定义好这些之后，我们还需要一个额外的辅助函数，它将帮助我们对模型进行基准测试。

def measure_execution_time(model, batch_sizes, dataset):
    dataset_for_model = dataset.remove_columns(["example_id", "offset_mapping"])
    dataset_for_model.set_format("torch")
    model.cuda()
    batch_size_to_time_sec = {}
    for batch_size in batch_sizes:
        batch = {
            k: dataset_for_model[k][:batch_size].to(model.device)
            for k in dataset_for_model.column_names
        }

        with torch.inference_mode():
            timer = benchmark.Timer(
                stmt="model(**batch)", globals={"model": model, "batch": batch}
            )
            p50 = timer.blocked_autorange().median * 1000
        batch_size_to_time_sec[batch_size] = p50
    return batch_size_to_time_sec

我们将从加载模型和分词器开始，然后设置我们的数据集。

# load model
model_name = "bert-base-cased"
tokenizer = transformers.AutoTokenizer.from_pretrained(model_name)
model = transformers.AutoModelForQuestionAnswering.from_pretrained(model_name)
print(f"Loading tokenizer: {model_name}")
print(f"Loading model: {model_name}")

# set up train and val dataset
squad_dataset = datasets.load_dataset("squad")
tokenized_squad_dataset = {}
tokenized_squad_dataset["train"] = squad_dataset["train"].map(
    lambda x: preprocess_train_function(x, tokenizer), batched=True
)
tokenized_squad_dataset["validation"] = squad_dataset["validation"].map(
    lambda x: preprocess_validation_function(x, tokenizer),
    batched=True,
    remove_columns=squad_dataset["train"].column_names,
)
data_collator = transformers.DataCollatorWithPadding(tokenizer=tokenizer)

接下来，我们将在 SQuAD 上快速训练一个模型基线。
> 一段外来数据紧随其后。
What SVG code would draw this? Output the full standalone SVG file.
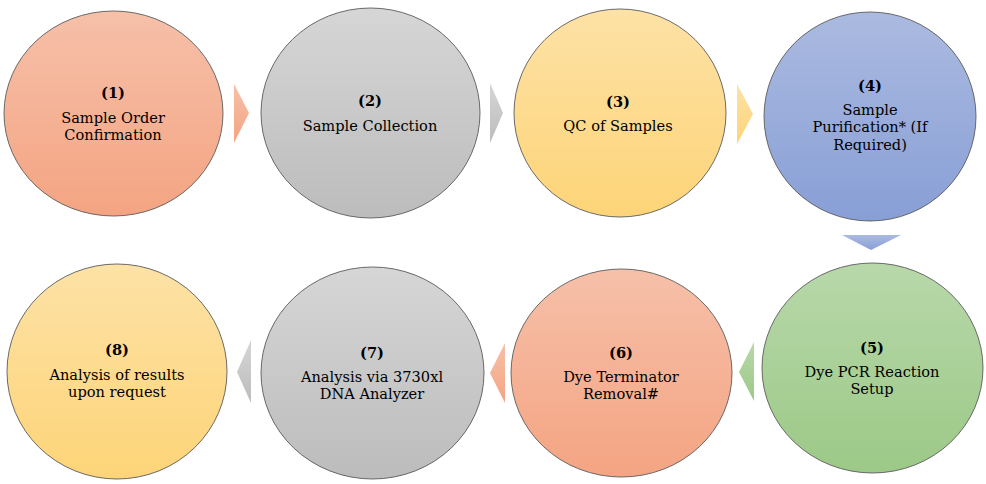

此任务要求我们的模型在给定上下文（维基百科文章）中识别文本跨度或片段，以回答给定的问题。运行以下代码会给我一个 F1 得分 86.9。这与 NVIDIA 报告的得分非常接近，差异可能是由于使用了 BERT-base 而非 BERT-large 模型，或者微调超参数不同造成的。

training_args = transformers.TrainingArguments(
    "trainer",
    num_train_epochs=1,
    lr_scheduler_type="constant",
    per_device_train_batch_size=64,
    per_device_eval_batch_size=512,
)

trainer = transformers.Trainer(
    model,
    training_args,
    train_dataset=tokenized_squad_dataset["train"],
    eval_dataset=tokenized_squad_dataset["validation"],
    data_collator=data_collator,
    tokenizer=tokenizer,
)

trainer.train()

# batch sizes to compare for eval
batch_sizes = [4, 16, 64, 256]
# 2:4 sparsity require fp16, so we cast here for a fair comparison
with torch.autocast("cuda"):
    with torch.inference_mode():
        predictions = trainer.predict(tokenized_squad_dataset["validation"])
    start_logits, end_logits = predictions.predictions
    fp16_baseline = compute_metrics(
        start_logits,
        end_logits,
        tokenized_squad_dataset["validation"],
        squad_dataset["validation"],
    )
    fp16_time = measure_execution_time(
        model,
        batch_sizes,
        tokenized_squad_dataset["validation"],
    )
print("fp16", fp16_baseline)
print("cuda_fp16 time", fp16_time)

# fp16 {'exact_match': 78.53358561967833, 'f1': 86.9280493093186}
# cuda_fp16 time {4: 10.927572380751371, 16: 19.607915310189128, 64: 73.18846387788653, 256: 286.91255673766136}

将 BERT 剪枝为 2:4 稀疏¶

现在我们有了基线模型，是时候对 BERT 进行剪枝了。存在许多不同的剪枝策略，但最常见的一种是幅度剪枝，它旨在移除 L1 范数最低的权重。NVIDIA 在其所有结果中都使用了幅度剪枝，这是一种常见的基线方法。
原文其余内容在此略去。